En 1974 Ettore Scola nos cautivó con una película que nos hablaba directamente sobre la amistad, el paso del tiempo, el idealismo de nuestra generación y la futura pérdida de nuestras convicciones, forzados por el enfrentamiento con la realidad.
La vimos en el antiguo cine Country de Lince. Como siempre, íbamos juntos Venancio Shinki, Elda Di Malio, mi esposa, Alicia Cabieses, y yo. Solía acompañarnos en esas incursiones cinéfilas de los domingos el reducido grupo de amigos que habíamos conocido en el Taller de Jueves y que posteriormente se fue incrementando con artistas, profesores y compañeros, todos interesados en el arte. Éramos muy unidos y creíamos en la posibilidad del conocimiento de transformar al mundo o, por lo menos, cambiar el modo de aproximación de la gente a la realidad.
Paulatinamente el grupo fue menguando porque la vida nos condujo por caminos diversos, pero cada uno ha experimentado a su manera los profundos cambios que se han sucedido en el país y hemos sido testigo de alegrías y frustraciones, crisis y terrores. Lo más doloroso fueron las desilusiones cuando enfrentamos el futuro. Nada fue igual a lo que esperábamos, como ocurrió en la película de Scola.

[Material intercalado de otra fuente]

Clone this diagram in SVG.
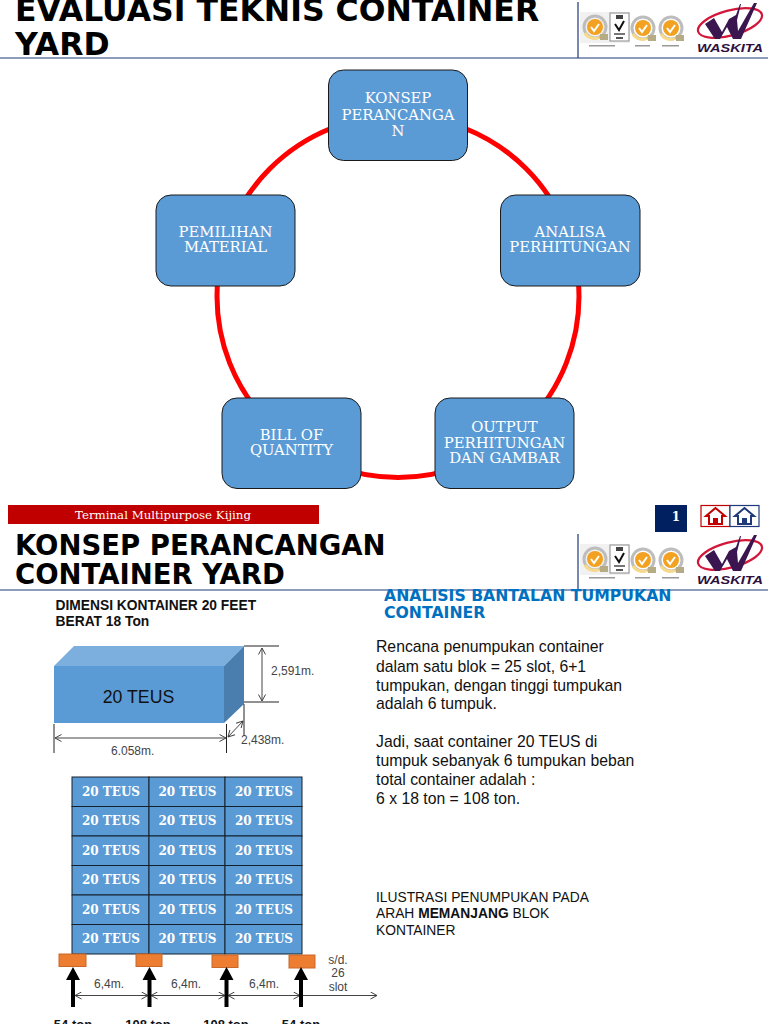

A diferencia de la realidad, la amargura que se desprendía de “Nos habíamos amado tanto” estaba amortiguada por una dirección que ocasionaba una identificación del espectador con lo que ocurría a cada personaje. La película sigue absolutamente vigente y sus dos horas de duración constituyen no solo un ejercicio de nostalgia sino también un compendio de las experiencias que les toca vivir a cada grupo humano durante nuestra brevísima travesía vital.
Entre todos los que aspirábamos a aprender arte en 1966, Elda fue la única que logró culminar una carrera brillante. Cuando la conocí, ella ya había pasado por los Talleres del Museo de Arte y había estudiado con Herman Braun y Sabino Springett, entre tantos otros. Tenía un amplio bagaje cultural, era muy inteligente y sabía enfrentar la vida. Por eso comprendió que la única manera de tener un aprendizaje coherente era estudiando en la Escuela Nacional de Bellas Artes, entonces dirigida por el mejor director de su historia. Juan Manuel Ugarte Eléspuru.
Sus primeras obras como profesional mostraban los resultados de su aprendizaje. Son cuadros expresionistas de vigor extraordinario, que aún ahora, cada vez que la visitábamos, quedábamos seducido por esas piezas en las que se contraponían refinamiento y energía, severidad y color, abstracción y figuración. Sus trabajos de 1972 se encuentran entre la mejor producción joven de la década.
A partir de 1974 inicia a exponer individuales en Trapecio y posteriormente en Galería 9. Si bien vivíamos los difíciles años militares, el mercado se consolidó y muchos artistas pudieron afianzarse en el medio. Elda fue rápidamente acogida. Su dibujo sobresaliente fue experimentando variaciones y el espacio se fue transformando en una metafísica del desierto peruano, una corriente que muchos artistas de la época siguieron, volcando sus miradas a las dunas y a la soledad de la costa del Perú.
Fueron años en los que ella trabajaba infatigablemente en su taller de Jesús María, sin embargo no fue una artista que solía exponer con acelerada frecuencia en busca de la notoriedad. No la necesitaba.
En cambio brindó a todos amistad incondicional –ver foto con Antonio Cisneros, fallecido a la misma edad que ella– supo ser solidaria y dedicó gran esfuerzo al cuidado de Venancio. En los últimos años su producción se hizo más distanciada, pero nunca perdió su fe en la pintura. Nuestra única hermana artista partió el pasado viernes 29. Ella amaba profundamente la vida y durante más de medio siglo compartió con nosotros los aconteceres de la vida. Gracias por tanto, inolvidable Elda.